Members of Congress have periodically introduced resolutions to repeal the 22nd Amendment outright. One notable example is H.J.Res.15, introduced in the 113th Congress in 2013, which would have removed the presidential term limit entirely.9Congress.gov. H.J.Res.15 – Proposing an Amendment to the Constitution of the United States to Repeal the Twenty-Second Article of Amendment Like congressional term-limit proposals, repeal efforts have never gained meaningful traction. The political reality is that amending the Constitution is extraordinarily difficult by design, and polling has consistently shown broad public support for keeping presidential term limits in place.

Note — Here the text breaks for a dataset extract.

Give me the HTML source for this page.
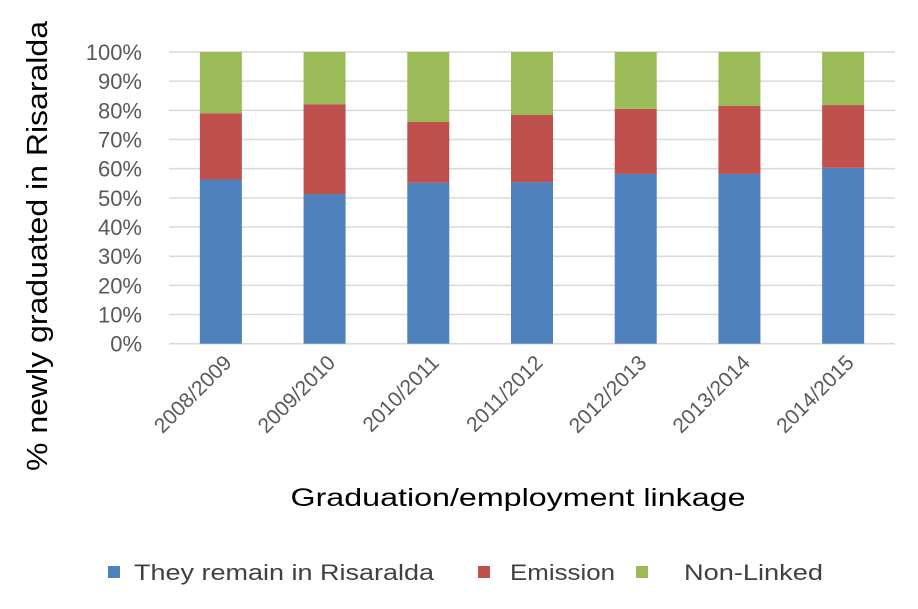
<!DOCTYPE html>
<html><head><meta charset="utf-8"><style>
body{margin:0;background:#fff;}
svg text{font-family:"Liberation Sans",sans-serif;}
</style></head><body>
<svg id="chart" width="918" height="604" xmlns="http://www.w3.org/2000/svg">
<g id="grid"></g>
<g id="ylabels"></g>
<g id="bars"></g>
<g id="xlabels"></g>
<text x="0" y="0" transform="translate(47,246) rotate(-90)" text-anchor="middle" font-size="29" fill="#000" textLength="450" lengthAdjust="spacingAndGlyphs">% newly graduated in Risaralda</text>
<text x="518" y="506" text-anchor="middle" font-size="25" fill="#000" textLength="455" lengthAdjust="spacingAndGlyphs">Graduation/employment linkage</text>
<g>
<rect x="108" y="566" width="12" height="12" fill="#4f81bd"/>
<text x="134" y="580" font-size="22" fill="#404040" textLength="300" lengthAdjust="spacingAndGlyphs">They remain in Risaralda</text>
<rect x="478" y="566" width="12" height="12" fill="#c0504d"/>
<text x="510" y="580" font-size="22" fill="#404040" textLength="105" lengthAdjust="spacingAndGlyphs">Emission</text>
<rect x="636" y="566" width="12" height="12" fill="#9bbb59"/>
<text x="684" y="580" font-size="22" fill="#404040" textLength="139" lengthAdjust="spacingAndGlyphs">Non-Linked</text>
</g>
</svg>
<script>
const categories=["2008/2009","2009/2010","2010/2011","2011/2012","2012/2013","2013/2014","2014/2015"];
const remain=[56.3,51.3,55.2,55.4,58.2,58.2,60.3];
const emission=[22.7,30.8,20.8,23.0,22.3,23.3,21.5];
const nonLinked=[21.0,17.9,24.0,21.6,19.5,18.5,18.2];
const yTicks=[0,10,20,30,40,50,60,70,80,90,100];
const NS="http://www.w3.org/2000/svg";
const plotLeft=169,plotRight=895,plotTop=52,plotBottom=343.7;
const band=(plotRight-plotLeft)/categories.length, bw=42;
const yScale=v=>plotBottom-(v/100)*(plotBottom-plotTop);
const xc=i=>plotLeft+band*(i+0.5);
function mk(t,a,p){const e=document.createElementNS(NS,t);for(const k in a)e.setAttribute(k,a[k]);p.appendChild(e);return e;}
const grid=document.getElementById('grid'),yl=document.getElementById('ylabels'),bars=document.getElementById('bars'),xl=document.getElementById('xlabels');
yTicks.forEach(t=>{
  const l=mk('line',{x1:plotLeft,x2:plotRight,y1:yScale(t),y2:yScale(t),stroke:'#d9d9d9','stroke-width':1.5},grid);
  
  
  const tx=mk('text',{x:142,y:yScale(t)+8,'text-anchor':'end','font-size':22,fill:'#595959'},yl);
  tx.textContent=t+'%';
  
  
});
const series=[[remain,'#4f81bd','remain'],[emission,'#c0504d','emission'],[nonLinked,'#9bbb59','non-linked']];
categories.forEach((c,i)=>{
  let base=0;
  series.forEach(([vals,col,nm])=>{
    const v=vals[i];
    const r=mk('rect',{x:xc(i)-bw/2,y:yScale(base+v),width:bw,height:yScale(base)-yScale(base+v),fill:col},bars);
    
    
    base+=v;
  });
  const tx=mk('text',{x:0,y:0,'text-anchor':'end','font-size':21,fill:'#595959',transform:`translate(${xc(i)+12},${364}) rotate(-45)`},xl);
  tx.textContent=c;
  
  
});
</script>
</body></html>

Section 2 of the 22nd Amendment set a seven-year window for the states to ratify. If three-fourths of the states had not approved the amendment by early 1954, it would have died. The states cleared that bar comfortably, finishing the ratification process in under four years.10Congress.gov. U.S. Constitution – Twenty-Second Amendment – Section 2 This deadline mechanism has been common in amendments proposed since the early 20th century and prevents proposals from lingering indefinitely in the ratification pipeline.